Regulatory and Reporting Considerations
Many corporate sustainability programs now require site-level energy intensity reporting. Because the calculator expresses load in Btu/hr and total daily energy, you can integrate the output into ENERGY STAR Portfolio Manager or local benchmarking ordinances that rely on Btu per square foot metrics. Check epa.gov for guidance on translation factors. Warehouses subject to carbon disclosure rules can also convert the daily fuel use into kilograms of CO2 by applying emission factors published by the U.S. Environmental Protection Agency.
Future-Proofing the Heating System
Supply chains are growing more automated, which often reduces internal heat gains from workers and equipment. Plan for future heat loss by sizing heaters with a 10-15% buffer beyond current load unless your building already uses modular heating arrays. The calculator’s output serves as the base value; you can multiply by 1.1 or 1.15 inside your spreadsheet to plan for future expansions without oversizing drastically. Combining right-sized heaters with advanced controls gives you the flexibility to ramp up only the zones that need conditioning, supporting both energy savings and operational resilience.
Conclusion
A warehouse heater calculator helps convert building geometry and operational practices into tangible dollars and carbon metrics.
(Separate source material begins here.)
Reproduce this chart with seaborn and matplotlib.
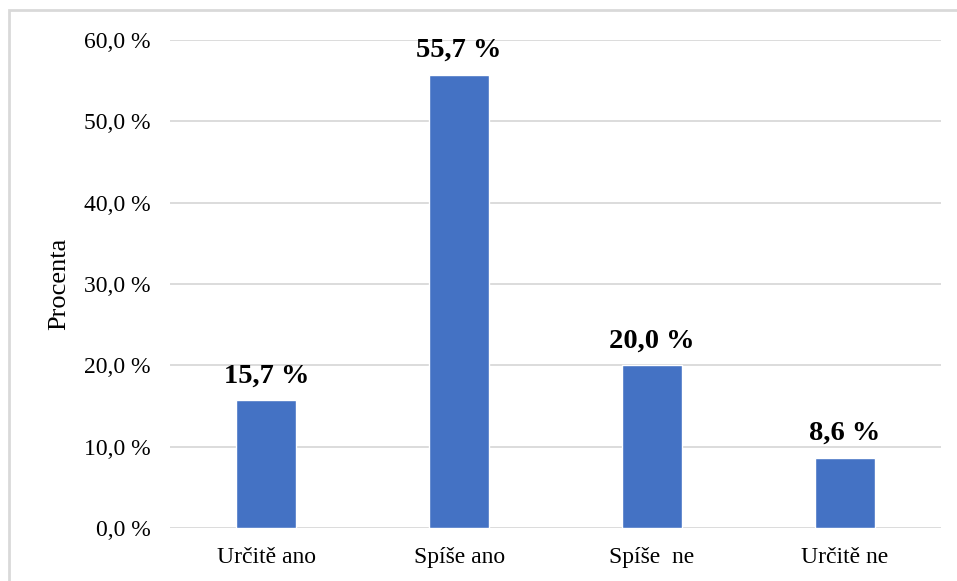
import matplotlib
matplotlib.use('Agg')
import matplotlib.pyplot as plt
import seaborn as sns
import pandas as pd
from matplotlib.patches import Rectangle

# --- Data ---
categories = ['Určitě ano', 'Spíše ano', 'Spíše  ne', 'Určitě ne']
values = [15.7, 55.7, 20.0, 8.6]
y_ticks = [0, 10, 20, 30, 40, 50, 60]

df = pd.DataFrame({'Odpoved': categories, 'Procenta': values})

sns.set_theme(style='white')
plt.rcParams['font.family'] = ['Liberation Serif', 'DejaVu Serif']

fig = plt.figure(figsize=(9.57, 5.81), dpi=100)
ax = fig.add_axes([0.1776, 0.0912, 0.8057, 0.84])

sns.barplot(data=df, x='Odpoved', y='Procenta', color='#4472C4', width=0.31,
            saturation=1, ax=ax, zorder=3)

ax.set_xlim(-0.5, 3.5)
ax.set_ylim(0, 60)
ax.set_yticks(y_ticks)
ax.set_yticklabels([f'{t:.1f} %'.replace('.', ',') for t in y_ticks], fontsize=17, color='#000000')
ax.tick_params(axis='y', length=0, pad=14)
ax.tick_params(axis='x', length=0, pad=14, labelsize=17, labelcolor='#000000')
ax.yaxis.grid(True, color='#d9d9d9', linewidth=1.3, zorder=0)
ax.set_axisbelow(True)
for s in ax.spines.values():
    s.set_visible(False)

ax.set_xlabel('')
ax.set_ylabel('Procenta', fontsize=19, color='#000000')
ax.yaxis.set_label_coords(-0.130, 0.5)

# value labels above bars
for i, v in enumerate(values):
    ax.text(i, v + 2.2, f'{v:.1f} %'.replace('.', ','), ha='center', va='baseline',
            fontsize=20.5, fontweight='bold', color='#000000')

# light frame around the chart
fig.patches.append(Rectangle((9 / 957, -0.01), 1.0, 1 - 10 / 581 + 0.01,
                             transform=fig.transFigure, fill=False,
                             edgecolor='#d9d9d9', linewidth=2))

fig.savefig('out.png', dpi=100)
By capturing accurate measurements, respecting realistic air-change rates, and validating heater efficiency, you can trust the tool’s Btu/hr output as the foundation for equipment selection. Pair the results with authoritative resources from federal agencies and local mechanical codes to ensure compliance and durability. With disciplined use, the calculator will guide not just one purchase, but an ongoing strategy to keep industrial space comfortable, productive, and energy-efficient throughout its lifecycle.